Proust is able to semiotize much more productively, and he can manage his characters -- apparently, he makes Albertine narratively manageable [yes -- as above] as he falls out of love with her, by reducing her more and more to a mere appendage, and then she disappears altogether (becoming-imperceptible). [I think this fits Swann even better -- after two volumes based on him, he has only walkon parts in the others, and just dies without much further comment]. She was already 'several people' [like D&G in the intro to TP] ( 316) He wants us to realize that his early childhood memories are real, exploiting the asignifying properties of matters of expression (no doubt) of flowers, streams, buildings etc, and defends the detail in terms of showing us how it is all plausible and consistent{!}  (304) . The bastard is doing ontology! It is also a matter of developing ways to recall and semotize all the trivial incidents of his childhood,in a kind of therapy, reconsidering the near observation of lesbian sex by Mlle Venteuil at Montjouvain, which made him anxious,  as a part of a creative project to recall the past and understand it machinically . It is partly the rhizome itself driving things forward though, and the qualities of some of the matters of expression themselves, especially the musical refrains [we nearly permitted subjectivity there. Guattari says Proust himself deconstructs his fictional subjects showing them overwhelmed by bits of signs, faces, musical refrains etc., and comes to realize that individuated subjectivity is a pimple on the face of trans-subjectivity, 326].

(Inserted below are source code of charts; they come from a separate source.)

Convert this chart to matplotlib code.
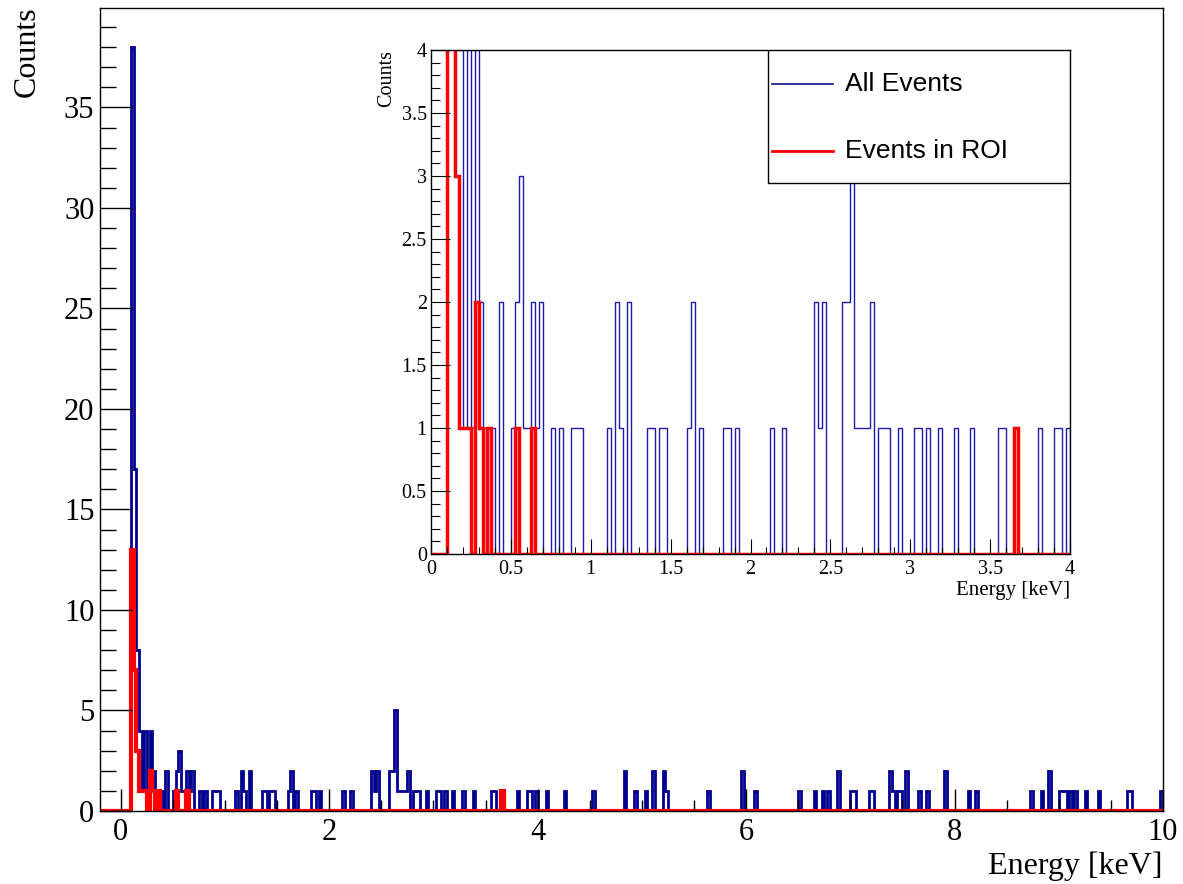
import numpy as np
import matplotlib.pyplot as plt
from matplotlib.patches import Rectangle
from matplotlib.lines import Line2D
from matplotlib.ticker import MultipleLocator

BIN_WIDTH = 0.025
E_MIN, E_MAX = -0.2, 10.0

# filled bins of the spectrum: lower bin edge [keV] and entries
all_energy = [0.100, 0.125, 0.150, 0.175, 0.200, 0.225, 0.250, 0.275, 0.300, 0.325,
              0.350, 0.375, 0.425, 0.500, 0.525, 0.550, 0.575, 0.600, 0.625, 0.650,
              0.675, 0.750, 0.800, 0.875, 0.900, 0.925, 1.100, 1.150, 1.175, 1.225,
              1.350, 1.375, 1.425, 1.450, 1.600, 1.625, 1.675, 1.825, 1.850, 1.900,
              2.125, 2.200, 2.400, 2.425, 2.450, 2.575, 2.600, 2.625, 2.650, 2.675,
              2.700, 2.725, 2.750, 2.800, 2.825, 2.850, 2.925, 3.025, 3.050, 3.100,
              3.175, 3.275, 3.375, 3.550, 3.575, 3.650, 3.800, 3.900, 3.925, 3.975,
              4.075, 4.250, 4.525, 4.825, 4.925, 5.025, 5.100, 5.200, 5.225, 5.625,
              5.950, 6.075, 6.500, 6.650, 6.725, 6.775, 6.875, 7.000, 7.025, 7.175,
              7.200, 7.375, 7.400, 7.450, 7.475, 7.525, 7.650, 7.725, 7.900, 8.125,
              8.200, 8.725, 8.825, 8.900, 9.000, 9.025, 9.050, 9.100, 9.150, 9.250,
              9.375, 9.650, 9.675, 9.975]
all_counts = [38, 17, 8, 4, 1, 4, 1, 4, 2, 1,
              1, 1, 2, 1, 2, 3, 1, 1, 2, 1,
              2, 1, 1, 1, 1, 1, 1, 2, 1, 2,
              1, 1, 1, 1, 1, 2, 1, 1, 1, 1,
              1, 1, 2, 1, 2, 2, 2, 5, 1, 1,
              1, 1, 2, 1, 1, 1, 1, 1, 1, 1,
              1, 1, 1, 1, 1, 1, 1, 1, 1, 1,
              1, 1, 1, 2, 1, 1, 2, 2, 1, 1,
              2, 1, 1, 1, 1, 1, 2, 1, 1, 1,
              1, 2, 1, 1, 1, 2, 1, 1, 2, 1,
              1, 1, 1, 2, 1, 1, 1, 1, 1, 1,
              1, 1, 1, 1]

roi_energy = [0.100, 0.125, 0.150, 0.175, 0.200, 0.225, 0.275, 0.300, 0.350, 0.525,
              0.625, 3.650]
roi_counts = [13, 7, 3, 1, 1, 1, 2, 1, 1, 1,
              1, 1]

edges = np.arange(E_MIN, E_MAX + BIN_WIDTH / 2, BIN_WIDTH)


def make_hist(energy, counts):
    h = np.zeros(len(edges) - 1)
    idx = np.round((np.array(energy) - E_MIN) / BIN_WIDTH).astype(int)
    h[idx] = counts
    return h


h_all = make_hist(all_energy, all_counts)
h_roi = make_hist(roi_energy, roi_counts)

serif = "Liberation Serif"
sans = "Liberation Sans"

fig = plt.figure(figsize=(11.83, 8.84), dpi=100)

# ---- full spectrum ----
ax = fig.add_axes([100 / 1183, 1 - 811 / 884, 1063 / 1183, 803 / 884])
ax.stairs(h_all, edges, baseline=0, color="#00008f", lw=2.0, joinstyle="miter")
ax.stairs(h_roi, edges, baseline=0, color="#ff0000", lw=3.0, joinstyle="miter")
ax.set_xlim(E_MIN, E_MAX)
ax.set_ylim(0, 39.95)
ax.xaxis.set_major_locator(MultipleLocator(2))
ax.xaxis.set_minor_locator(MultipleLocator(0.5))
ax.yaxis.set_major_locator(MultipleLocator(5))
ax.yaxis.set_minor_locator(MultipleLocator(1))
ax.tick_params(which="both", direction="in", top=False, right=False, width=1.0,
               labelsize=22, labelfontfamily=serif)
ax.tick_params(axis="x", which="major", length=16, pad=5)
ax.tick_params(axis="x", which="minor", length=8)
ax.tick_params(axis="y", which="major", length=23, pad=4)
ax.tick_params(axis="y", which="minor", length=11.5)
for s in ax.spines.values():
    s.set_linewidth(1.0)
fig.text(27 / 1183, 1 - 6 / 884, "Counts", rotation=90, ha="center", va="top",
         fontsize=23, family=serif)
fig.text(1163 / 1183, 1 - 866 / 884, "Energy [keV]", ha="right", va="center",
         fontsize=23, family=serif)

# ---- zoom on the low-energy part ----
axi = fig.add_axes([431 / 1183, 1 - 554 / 884, 639 / 1183, 504 / 884])
axi.stairs(h_all, edges, baseline=0, color="#1c1ca8", lw=1.0, joinstyle="miter")
axi.stairs(h_roi, edges, baseline=0, color="#ff0000", lw=2.5, joinstyle="miter")
axi.set_xlim(0, 4)
axi.set_ylim(0, 4)
axi.xaxis.set_major_locator(MultipleLocator(0.5))
axi.xaxis.set_minor_locator(MultipleLocator(0.1))
axi.yaxis.set_major_locator(MultipleLocator(0.5))
axi.yaxis.set_minor_locator(MultipleLocator(0.1))
axi.xaxis.set_major_formatter(lambda v, p: f"{v:g}")
axi.yaxis.set_major_formatter(lambda v, p: f"{v:g}")
axi.tick_params(which="both", direction="in", top=False, right=False, width=0.8,
                labelsize=14.5, labelfontfamily=serif)
axi.tick_params(axis="x", which="major", length=11, pad=4)
axi.tick_params(axis="x", which="minor", length=5)
axi.tick_params(axis="y", which="major", length=13.5, pad=3)
axi.tick_params(axis="y", which="minor", length=6.5)
for s in axi.spines.values():
    s.set_linewidth(1.0)
fig.text(387 / 1183, 1 - 50 / 884, "Counts", rotation=90, ha="center", va="top",
         fontsize=14.5, family=serif)
fig.text(1070 / 1183, 1 - 590 / 884, "Energy [keV]", ha="right", va="center",
         fontsize=15, family=serif)

# legend box in the top-right corner of the inset
lx0, ly0 = (768 - 431) / 639, (554 - 183) / 504
axi.add_patch(Rectangle((lx0, ly0), 1 - lx0, 1 - ly0, transform=axi.transAxes,
                        facecolor="white", edgecolor="black", lw=1.0, zorder=5))
legend_rows = [("All Events", "#10108a", 1.2, (554 - 84) / 504),
               ("Events in ROI", "#ff0000", 2.0, (554 - 151) / 504)]
for label, color, lw, yy in legend_rows:
    axi.add_line(Line2D([(772 - 431) / 639, (833 - 431) / 639], [yy, yy],
                        transform=axi.transAxes, color=color, lw=lw, zorder=6))
    axi.text((845 - 431) / 639, yy, label, transform=axi.transAxes, ha="left",
             va="center", fontsize=19, family=sans, zorder=6)

fig.savefig("out.png", dpi=100)
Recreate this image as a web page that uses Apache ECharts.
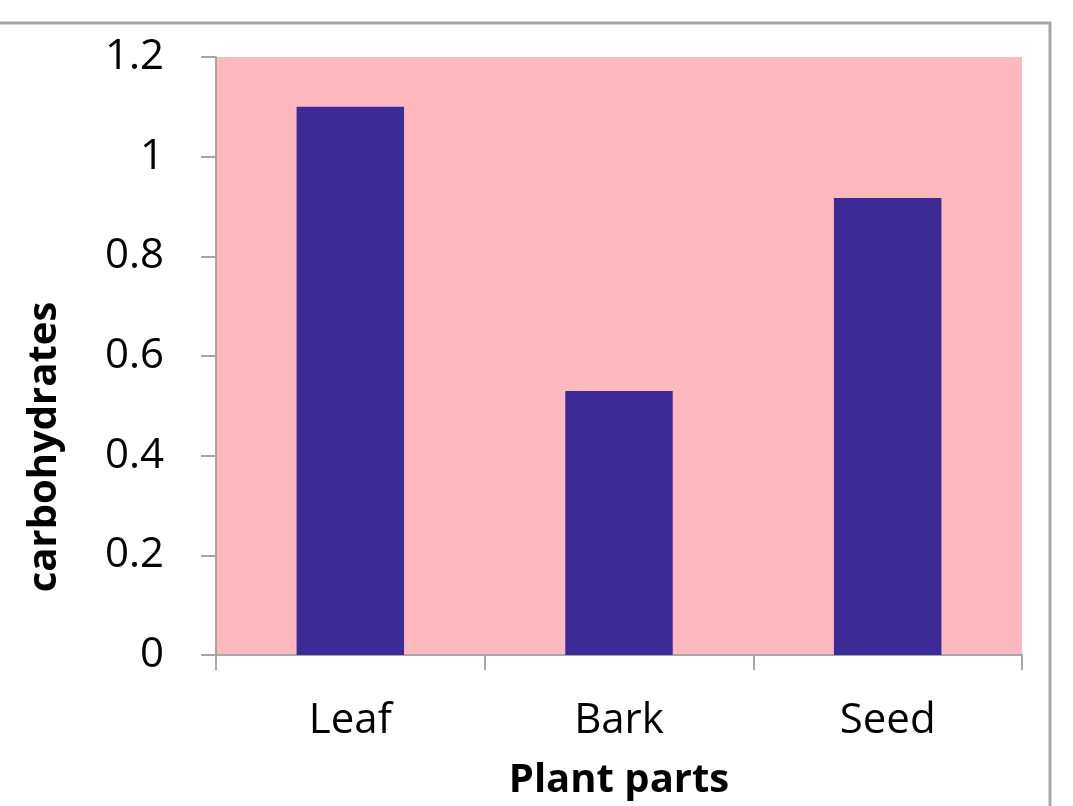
<!DOCTYPE html>
<html lang="en">
<head>
    <meta charset="UTF-8">
    <title>Carbohydrates by plant part</title>
    <script src="https://cdn.jsdelivr.net/npm/echarts@6/dist/echarts.min.js"></script>
    <style>
        html, body { margin: 0; padding: 0; background: #fff; }
        #chart { width: 1073px; height: 806px; }
    </style>
</head>
<body>
    <div id="chart"></div>
    <script>
        // data
        var categories = ['Leaf', 'Bark', 'Seed'];
        var carbValues = [1.1, 0.53, 0.917];
        var yTicks = [0, 0.2, 0.4, 0.6, 0.8, 1, 1.2];

        var chart = echarts.init(document.getElementById('chart'));
        var font = '"Open Sans", "Noto Sans", sans-serif';
        var gray = '#A6A6A6';

        var option = {
            animation: false,
            grid: {
                left: 216, top: 57, right: 51, bottom: 147,
                show: true,
                backgroundColor: '#FFB8BD',
                borderWidth: 0
            },
            xAxis: {
                type: 'category',
                data: categories,
                name: 'Plant parts',
                nameLocation: 'middle',
                nameGap: 106,
                nameTextStyle: { fontFamily: font, fontSize: 40, fontWeight: 'bold', color: '#000' },
                axisLine: { lineStyle: { color: gray, width: 2 } },
                axisTick: { show: true, length: 15, lineStyle: { color: gray, width: 2 } },
                axisLabel: { fontFamily: font, fontSize: 42, color: '#000', margin: 45 }
            },
            yAxis: {
                type: 'value',
                min: 0,
                max: 1.2,
                interval: 0.2,
                axisLine: { show: true, lineStyle: { color: gray, width: 2 } },
                axisTick: { show: true, length: 15, lineStyle: { color: gray, width: 2 } },
                splitLine: { show: false },
                axisLabel: {
                    fontFamily: font, fontSize: 42, color: '#000', margin: 52,
                    formatter: function (v) {
                        // show the ticks as the original does
                        for (var i = 0; i < yTicks.length; i++) {
                            if (Math.abs(yTicks[i] - v) < 1e-9) return String(yTicks[i]);
                        }
                        return '';
                    }
                }
            },
            graphic: [
                {
                    type: 'polyline',
                    shape: { points: [[0, 23], [1050, 23], [1050, 806]] },
                    style: { stroke: gray, lineWidth: 3, fill: null }
                },
                {
                    type: 'text',
                    x: 45, y: 447,
                    rotation: Math.PI / 2,
                    style: {
                        text: 'carbohydrates',
                        font: 'bold 40px ' + font,
                        fill: '#000',
                        align: 'center',
                        verticalAlign: 'middle'
                    }
                }
            ],
            series: [{
                type: 'bar',
                data: carbValues,
                barWidth: '40%',
                itemStyle: { color: '#3C2A97' }
            }]
        };
        chart.setOption(option);
    </script>
</body>
</html>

We are talking about far more than subjective impressions, and the reality of these events is upheld by making them reappear and intervene in new assemblages  [the same reason D&G develop all those obsessive classifications, subtypes and taxonomies?].

The individual author is only a catalyst for an assemblage (305) .  Having deterritorialized faciality and refrain components, and amassed a whole collection of fragments, the author has to construct a new plane of consistency or risk a black hole from excess. Characters are seen as puppets controlled by time [machinic faciality for G], as singularities composed of non-individual material forces, in a new non-personal subjectivity. This is machinic time not empirical time, and the latter has to be managed in a novel [by seeing it as extension produced by intensive machinic time?] This makes the personal effects and the risks of a black hole likely when we root around in subjective recall, less dangerous because everything is more abstract and under control?. Certainly, disturbing events are now made 'common' and banal. This abstraction involves more than metaphor or metonym, Guattari insists , and resembles 'scientifiic work' ( 330) . It also shows the power of becoming-woman as a literary and philosophical process, seeing all the trivial aspects of ordinary life as 'quanta of the possible', whether at the social or psychological level.